• Instructions for the task:
Where a line holds the string "this", return that line.

• Dataset extract:
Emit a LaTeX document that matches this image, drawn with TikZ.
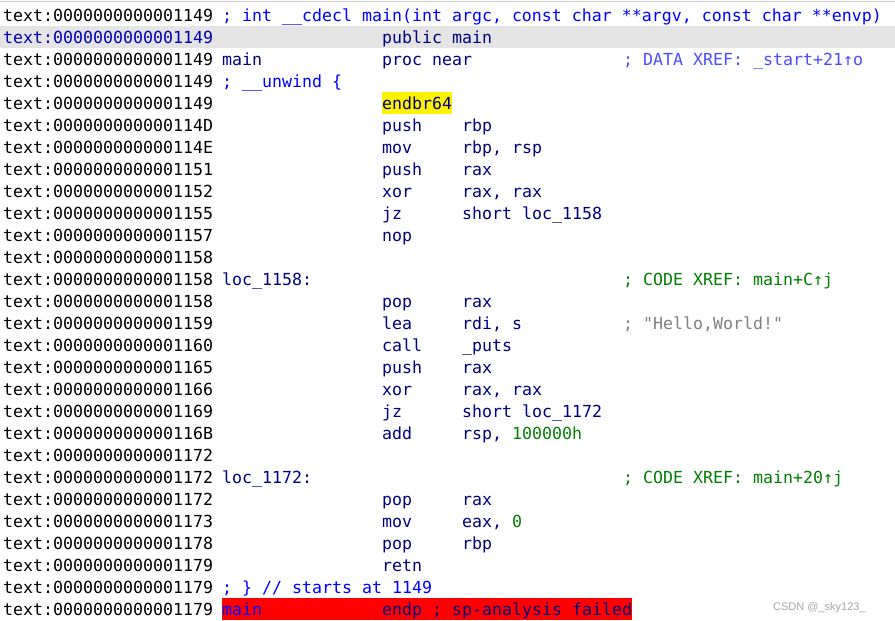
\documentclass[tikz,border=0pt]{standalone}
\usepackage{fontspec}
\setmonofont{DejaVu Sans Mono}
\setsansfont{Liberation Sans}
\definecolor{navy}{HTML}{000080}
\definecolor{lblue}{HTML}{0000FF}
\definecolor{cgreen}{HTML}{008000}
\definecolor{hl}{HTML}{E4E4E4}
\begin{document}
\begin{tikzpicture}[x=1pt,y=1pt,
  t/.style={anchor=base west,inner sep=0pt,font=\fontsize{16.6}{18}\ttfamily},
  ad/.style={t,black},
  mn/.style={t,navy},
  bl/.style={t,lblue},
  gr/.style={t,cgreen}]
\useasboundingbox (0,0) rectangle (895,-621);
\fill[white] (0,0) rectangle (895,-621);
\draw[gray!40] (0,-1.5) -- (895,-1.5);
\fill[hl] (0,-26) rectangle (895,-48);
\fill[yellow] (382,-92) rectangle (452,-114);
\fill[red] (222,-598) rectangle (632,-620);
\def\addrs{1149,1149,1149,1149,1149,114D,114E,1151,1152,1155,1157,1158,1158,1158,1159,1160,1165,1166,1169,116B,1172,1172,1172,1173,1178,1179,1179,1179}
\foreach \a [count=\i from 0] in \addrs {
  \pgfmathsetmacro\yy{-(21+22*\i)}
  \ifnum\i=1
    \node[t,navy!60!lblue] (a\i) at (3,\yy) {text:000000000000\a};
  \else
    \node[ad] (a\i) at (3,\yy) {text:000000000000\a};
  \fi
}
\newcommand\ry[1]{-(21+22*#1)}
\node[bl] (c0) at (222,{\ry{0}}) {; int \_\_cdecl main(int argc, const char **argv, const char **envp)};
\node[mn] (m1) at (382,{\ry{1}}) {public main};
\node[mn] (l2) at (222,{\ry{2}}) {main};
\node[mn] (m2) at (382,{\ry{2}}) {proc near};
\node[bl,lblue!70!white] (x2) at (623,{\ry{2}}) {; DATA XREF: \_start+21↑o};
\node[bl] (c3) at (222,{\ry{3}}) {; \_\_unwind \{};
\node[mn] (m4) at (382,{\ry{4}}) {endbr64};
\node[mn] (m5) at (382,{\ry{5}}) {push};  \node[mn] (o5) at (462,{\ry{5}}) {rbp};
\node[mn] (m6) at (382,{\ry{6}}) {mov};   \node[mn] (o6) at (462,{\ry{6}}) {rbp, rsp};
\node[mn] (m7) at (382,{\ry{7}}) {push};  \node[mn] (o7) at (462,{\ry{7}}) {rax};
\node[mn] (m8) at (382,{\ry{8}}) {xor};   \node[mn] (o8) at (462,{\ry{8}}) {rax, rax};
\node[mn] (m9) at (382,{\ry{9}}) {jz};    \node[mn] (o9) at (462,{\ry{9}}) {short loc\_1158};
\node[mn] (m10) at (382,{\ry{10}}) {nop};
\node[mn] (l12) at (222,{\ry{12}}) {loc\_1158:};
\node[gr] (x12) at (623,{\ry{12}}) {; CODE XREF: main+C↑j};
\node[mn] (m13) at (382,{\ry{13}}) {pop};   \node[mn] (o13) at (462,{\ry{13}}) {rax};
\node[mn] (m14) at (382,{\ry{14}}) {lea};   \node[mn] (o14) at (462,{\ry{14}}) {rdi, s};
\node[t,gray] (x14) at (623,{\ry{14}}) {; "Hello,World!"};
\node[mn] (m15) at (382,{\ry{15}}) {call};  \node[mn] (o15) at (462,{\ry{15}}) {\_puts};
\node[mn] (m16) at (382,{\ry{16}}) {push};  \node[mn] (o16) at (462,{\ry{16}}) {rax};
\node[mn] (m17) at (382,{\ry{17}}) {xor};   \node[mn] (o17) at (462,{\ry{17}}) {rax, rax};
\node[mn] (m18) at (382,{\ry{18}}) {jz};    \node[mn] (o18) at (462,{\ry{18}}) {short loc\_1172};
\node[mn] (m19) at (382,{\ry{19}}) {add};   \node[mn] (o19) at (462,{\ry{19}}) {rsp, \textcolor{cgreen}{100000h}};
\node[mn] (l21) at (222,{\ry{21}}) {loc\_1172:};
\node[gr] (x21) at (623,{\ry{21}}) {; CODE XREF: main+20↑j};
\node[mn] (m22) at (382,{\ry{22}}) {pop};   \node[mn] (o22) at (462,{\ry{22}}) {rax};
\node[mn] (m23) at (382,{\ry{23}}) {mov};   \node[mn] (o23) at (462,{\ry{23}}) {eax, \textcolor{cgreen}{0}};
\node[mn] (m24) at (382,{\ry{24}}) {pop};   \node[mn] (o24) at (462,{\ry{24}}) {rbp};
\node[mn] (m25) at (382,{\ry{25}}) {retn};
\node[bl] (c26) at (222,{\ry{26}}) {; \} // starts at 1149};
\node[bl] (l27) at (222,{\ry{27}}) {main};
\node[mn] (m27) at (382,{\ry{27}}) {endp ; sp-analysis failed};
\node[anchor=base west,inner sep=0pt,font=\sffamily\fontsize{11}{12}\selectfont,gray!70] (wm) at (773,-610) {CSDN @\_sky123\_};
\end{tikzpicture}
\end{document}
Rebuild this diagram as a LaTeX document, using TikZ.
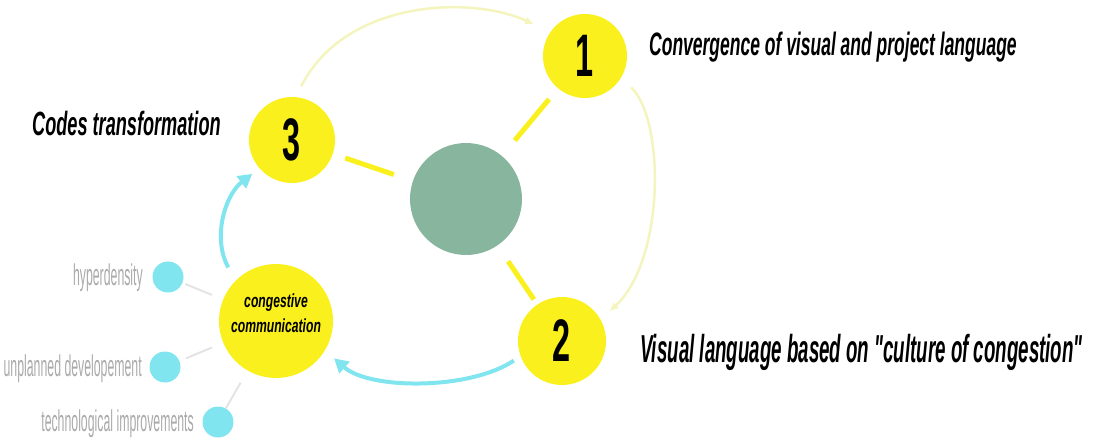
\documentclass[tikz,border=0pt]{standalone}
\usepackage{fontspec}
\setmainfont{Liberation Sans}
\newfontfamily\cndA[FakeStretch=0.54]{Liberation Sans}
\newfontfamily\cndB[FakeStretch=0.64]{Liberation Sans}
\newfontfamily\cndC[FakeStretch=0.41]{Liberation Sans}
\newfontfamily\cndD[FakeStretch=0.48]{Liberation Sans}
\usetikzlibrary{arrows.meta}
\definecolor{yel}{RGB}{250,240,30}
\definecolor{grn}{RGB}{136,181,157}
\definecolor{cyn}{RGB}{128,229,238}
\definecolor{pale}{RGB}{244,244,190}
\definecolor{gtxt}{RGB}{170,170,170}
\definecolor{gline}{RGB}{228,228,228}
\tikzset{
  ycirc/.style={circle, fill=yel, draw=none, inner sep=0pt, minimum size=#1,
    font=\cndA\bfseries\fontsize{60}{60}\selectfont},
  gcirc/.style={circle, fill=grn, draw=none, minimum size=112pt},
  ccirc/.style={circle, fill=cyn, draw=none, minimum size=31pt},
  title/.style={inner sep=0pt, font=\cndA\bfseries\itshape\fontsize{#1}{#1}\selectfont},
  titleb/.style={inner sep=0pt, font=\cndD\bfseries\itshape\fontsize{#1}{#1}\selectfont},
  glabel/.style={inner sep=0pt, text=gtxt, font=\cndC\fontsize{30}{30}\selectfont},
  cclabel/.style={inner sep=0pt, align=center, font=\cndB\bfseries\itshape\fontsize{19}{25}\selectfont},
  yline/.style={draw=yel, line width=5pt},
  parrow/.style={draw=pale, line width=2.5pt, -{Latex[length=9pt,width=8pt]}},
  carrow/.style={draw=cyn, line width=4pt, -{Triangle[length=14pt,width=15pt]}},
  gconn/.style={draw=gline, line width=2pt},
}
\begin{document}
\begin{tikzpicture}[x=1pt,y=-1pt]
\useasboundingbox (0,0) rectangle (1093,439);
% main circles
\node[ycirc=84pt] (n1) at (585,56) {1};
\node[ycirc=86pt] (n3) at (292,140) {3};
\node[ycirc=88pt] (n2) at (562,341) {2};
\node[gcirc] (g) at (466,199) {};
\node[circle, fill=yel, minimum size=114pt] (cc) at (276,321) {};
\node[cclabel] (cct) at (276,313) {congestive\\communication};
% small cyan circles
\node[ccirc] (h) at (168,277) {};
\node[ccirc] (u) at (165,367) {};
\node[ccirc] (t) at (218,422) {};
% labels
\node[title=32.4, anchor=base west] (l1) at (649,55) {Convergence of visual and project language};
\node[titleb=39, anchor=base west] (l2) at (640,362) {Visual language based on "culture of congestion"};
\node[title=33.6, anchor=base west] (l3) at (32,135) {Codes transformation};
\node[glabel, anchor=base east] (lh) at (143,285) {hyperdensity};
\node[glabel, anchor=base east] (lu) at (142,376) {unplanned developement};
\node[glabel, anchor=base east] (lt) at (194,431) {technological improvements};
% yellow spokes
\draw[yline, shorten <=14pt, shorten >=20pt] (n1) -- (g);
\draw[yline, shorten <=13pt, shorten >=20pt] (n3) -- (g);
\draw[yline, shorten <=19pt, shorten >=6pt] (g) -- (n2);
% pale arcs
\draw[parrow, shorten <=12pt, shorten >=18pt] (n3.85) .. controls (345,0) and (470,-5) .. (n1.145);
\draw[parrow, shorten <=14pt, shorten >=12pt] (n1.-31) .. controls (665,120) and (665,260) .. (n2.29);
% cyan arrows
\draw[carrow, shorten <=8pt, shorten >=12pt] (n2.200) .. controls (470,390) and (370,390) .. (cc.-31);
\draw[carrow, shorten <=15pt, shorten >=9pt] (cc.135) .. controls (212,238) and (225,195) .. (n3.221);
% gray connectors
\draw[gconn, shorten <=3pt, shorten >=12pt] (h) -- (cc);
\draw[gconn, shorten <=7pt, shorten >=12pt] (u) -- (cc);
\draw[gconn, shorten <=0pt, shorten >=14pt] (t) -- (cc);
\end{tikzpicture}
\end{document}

• Final result:
Emit a LaTeX document that matches this image, drawn with TikZ.
Rebuild this diagram as a LaTeX document, using TikZ.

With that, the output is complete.